Donald Watts Davies was a Welsh computer scientist who co-developed the idea of a communications system based on packet-switching. Born in Treorchy, Rhondda Valley, Wales, in 1924, Davies studied at Imperial College London in the 1940's, and would eventually spend most of his career conducting research at the UK's National Physical Laboratory. When Davies first began working at National Physical Laboratory he worked alongside the pioneer of computer science, Alan Turing. It's reputed that Davies highlighted some errors within Turing's theoretical programming, much to the chagrin of the aforementioned computer scientist. Turing, at that time, was working on a project to develop a automatic computing engine. Ambitious in its scope, it failed to meet expectation, which led to Turing's exit. Davies took over the project, limited it's ambitions and delivered a working ACE computer by the early 1950's. Davies became interested in researching communication between computers in the 1960's. While visiting MIT in the United States of America, Davies noticed a problem in their time-share computing network, and came back to the UK to develop an improved system.
(Pictured: Donald Davis)
In the mid 1960's, Donald Davies collaborated with Roger Scantlebury, and published a number of important papers and reports related to packet switching. In 1965, it has been claimed that Donald Davies attended a IFIP meeting in New York, and a NPL meeting in the UK, where he discussed network communications with Lawrence Roberts (who built ARPANET) and discussed time-sharing research with MIT scientists. By the end of 1965, Donald Davies published two papers: "Remote Online Data Processing and its Communication Needs" and "Proposal for the Development of a National Communications Service for Online Data Processing". In 1966, Donald Davies would hold a lecture, outlining his ideas, with telecommunication manufacturers and this would lead to a paper titled "A Digital Communications Network For Computers". Donald Davies paper would coin the term "packet" and "packet switching"; later American computer network designers would adopt this term. Scantlebury believed that "A Digital Communications Network For Computers" outlined a network that was more advanced than any proposed in the United States.
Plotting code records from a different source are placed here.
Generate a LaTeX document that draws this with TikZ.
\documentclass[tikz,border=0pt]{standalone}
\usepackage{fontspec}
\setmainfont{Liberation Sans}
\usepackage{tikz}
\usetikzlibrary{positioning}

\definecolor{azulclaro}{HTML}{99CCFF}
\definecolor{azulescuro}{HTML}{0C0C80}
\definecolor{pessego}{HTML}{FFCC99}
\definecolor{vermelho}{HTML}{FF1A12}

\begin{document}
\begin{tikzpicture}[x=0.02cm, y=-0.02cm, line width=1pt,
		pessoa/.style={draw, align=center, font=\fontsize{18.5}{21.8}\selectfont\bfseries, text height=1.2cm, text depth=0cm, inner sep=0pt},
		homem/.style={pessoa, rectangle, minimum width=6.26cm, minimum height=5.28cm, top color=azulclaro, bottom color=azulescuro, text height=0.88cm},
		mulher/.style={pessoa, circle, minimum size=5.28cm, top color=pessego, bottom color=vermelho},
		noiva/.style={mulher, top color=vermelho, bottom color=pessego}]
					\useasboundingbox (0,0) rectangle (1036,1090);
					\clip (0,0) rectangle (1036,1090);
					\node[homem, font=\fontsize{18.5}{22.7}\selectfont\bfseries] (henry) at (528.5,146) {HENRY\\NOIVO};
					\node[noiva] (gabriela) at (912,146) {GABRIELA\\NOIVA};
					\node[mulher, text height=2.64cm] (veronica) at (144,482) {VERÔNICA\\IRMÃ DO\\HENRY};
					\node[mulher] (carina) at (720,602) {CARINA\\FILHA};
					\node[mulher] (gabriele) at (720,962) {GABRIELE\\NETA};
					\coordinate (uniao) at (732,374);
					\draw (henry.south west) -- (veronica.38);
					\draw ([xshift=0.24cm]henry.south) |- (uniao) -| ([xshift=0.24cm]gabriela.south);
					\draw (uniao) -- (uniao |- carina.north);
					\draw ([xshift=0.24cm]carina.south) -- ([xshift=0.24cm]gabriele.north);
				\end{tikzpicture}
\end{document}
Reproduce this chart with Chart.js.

By the end of the 1967, Davies and Scantlebury produced a written proposal for a National Physical Laboratory (NPL) Computer Network. This network has been referred to as the following: National Physical Laboratory Network; NPL Data Communications Network; NPL Data Network; and the NPL Network. The first operational version of the network was launched in 1969 and was named Mark I, and was replaced by the Mark II network in 1973. Neither network received the same level of funding as the American ARPANET network. The Mark II network was decommissioned in 1986. Mark I and ARPANET were operational in 1969, but Mark I was launched before ARPANET, so Mark I was the first packet switching network, and initially operated at a higher line speed than ARPANET (768 kbps compared to 50 kbps).
Donald Davies died on the 28th of May 2000. His contribution to computer communication networks has been recognised with a number of awards: blue plaque (Treorchy, Wales) (permanent historical marker) in the UK; member of the Internet Hall of Fame (Pioneer: 2012); and British Computer Society Award (1974).